Page 182 - Hitachi IR 2025
P. 182

BOARD’S REPORT
− The Committee shall meet at least once during the financial year. Meetings of the ESG Committee shall
be held either in person or by virtual audio/ video conference mode.
− The Committee shall invite such other employees or engage third parties to attend the Meetings and
/ or to monitor the implementation of ESG objectives.
−
The Committee shall make available to the Board the minutes of its Meetings.
Roles & Responsibilities of ESG Committee:
ESG Committee shall undertake the following:
1. Monitor and implement ESG targets of the Company and review its adequacy.
2. To keep the board of directors informed about the nature and content of its discussions, recommendations
and actions to be taken.
3. To facilitate reporting of ESG-related matters in the Business Responsibility and Sustainability Report
as may be statutorily required.
4. To perform such functions or duties as may be prescribed under the Act, the SEBI Listing Regulations and
any other applicable laws from time to time and discharge such other functions as may be specifically
delegated to the Committee by the Board from time to time.
5. The ESG Committee of Directors shall be vested with the following powers:
(a) The Committee shall have the authority to scrutinize programs and initiatives to ensure transparency
and oversee the implementation of programs/initiatives across the Company.
(b) Obtain external legal or other independent professional advice, whenever necessary.
6. The ESG Committee shall:
(a) oversee the effectiveness of sustainability programs and provide inputs related to matters of ESG
and corporate responsibility.
(b) review and provide inputs on sustainability goals.
(c) advise on the Business Responsibility & Sustainability Report and any other issue-specific reports
(if any) prior to reporting to the Board.
(d) consider and recommend to the Board positioning on relevant emerging sustainability issues.
(e) review and approve the Sustainability roadmap.
(f) provide direction and oversight to the internal sustainability function.
The Committee was chaired by Ms.
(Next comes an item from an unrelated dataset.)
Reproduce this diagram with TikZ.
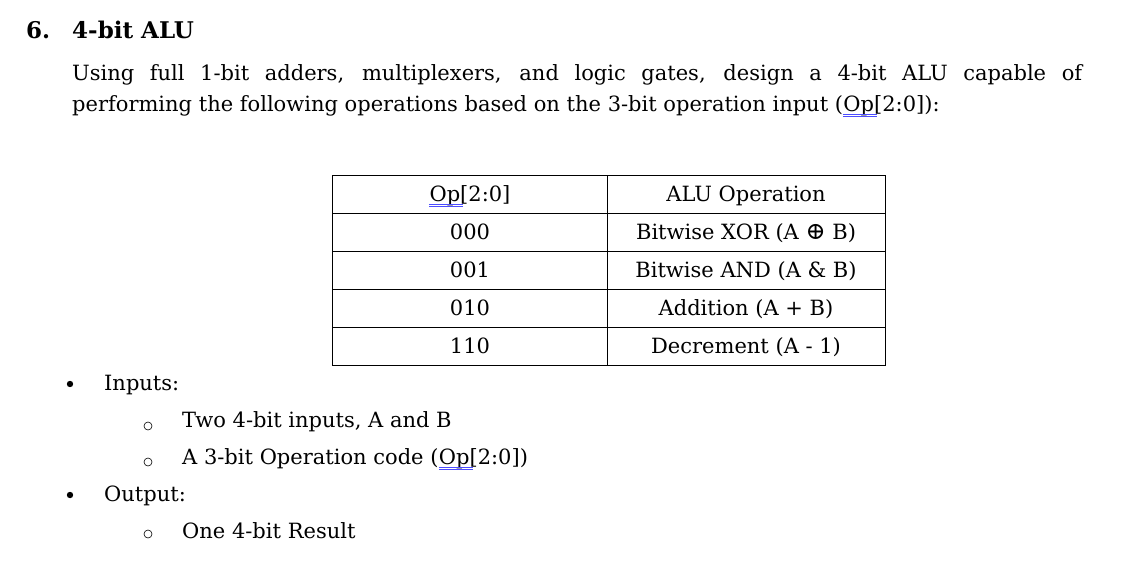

Meena Ganesh. Mr. Poovanna Ammatanda, General Counsel, Company
Secretary and Compliance Officer is the Secretary to the Committee. During the financial year under review,
one meeting was held on May 21, 2024.
The composition of the ESG Committee as of March 31, 2025 and the attendance of members at the
Meeting held during the financial year 2024-25 are as follows:
Members of the Committee Designation No. of Meetings
Held Attended
Ms. Meena Ganesh Chairperson, Independent Director 1 1
Ms. Akila Krishnakumar Independent Director 1 1
Mr. Achim Michael Braun Non-Executive Non-Independent Director 1 1
Mr. Nuguri Venu Managing Director and CEO 1 1
10. DETAILS OF OTHER COMMITTEE MEETINGS AND MEMBERSHIP:
• Committee of Independent Directors for an annual evaluation: During the financial year, one Meeting was
held on May 21, 2024.
Mr. Poovanna Ammatanda, General Counsel & Company Secretary acted as the Secretary to the Committee
of Independent Directors for annual evaluation.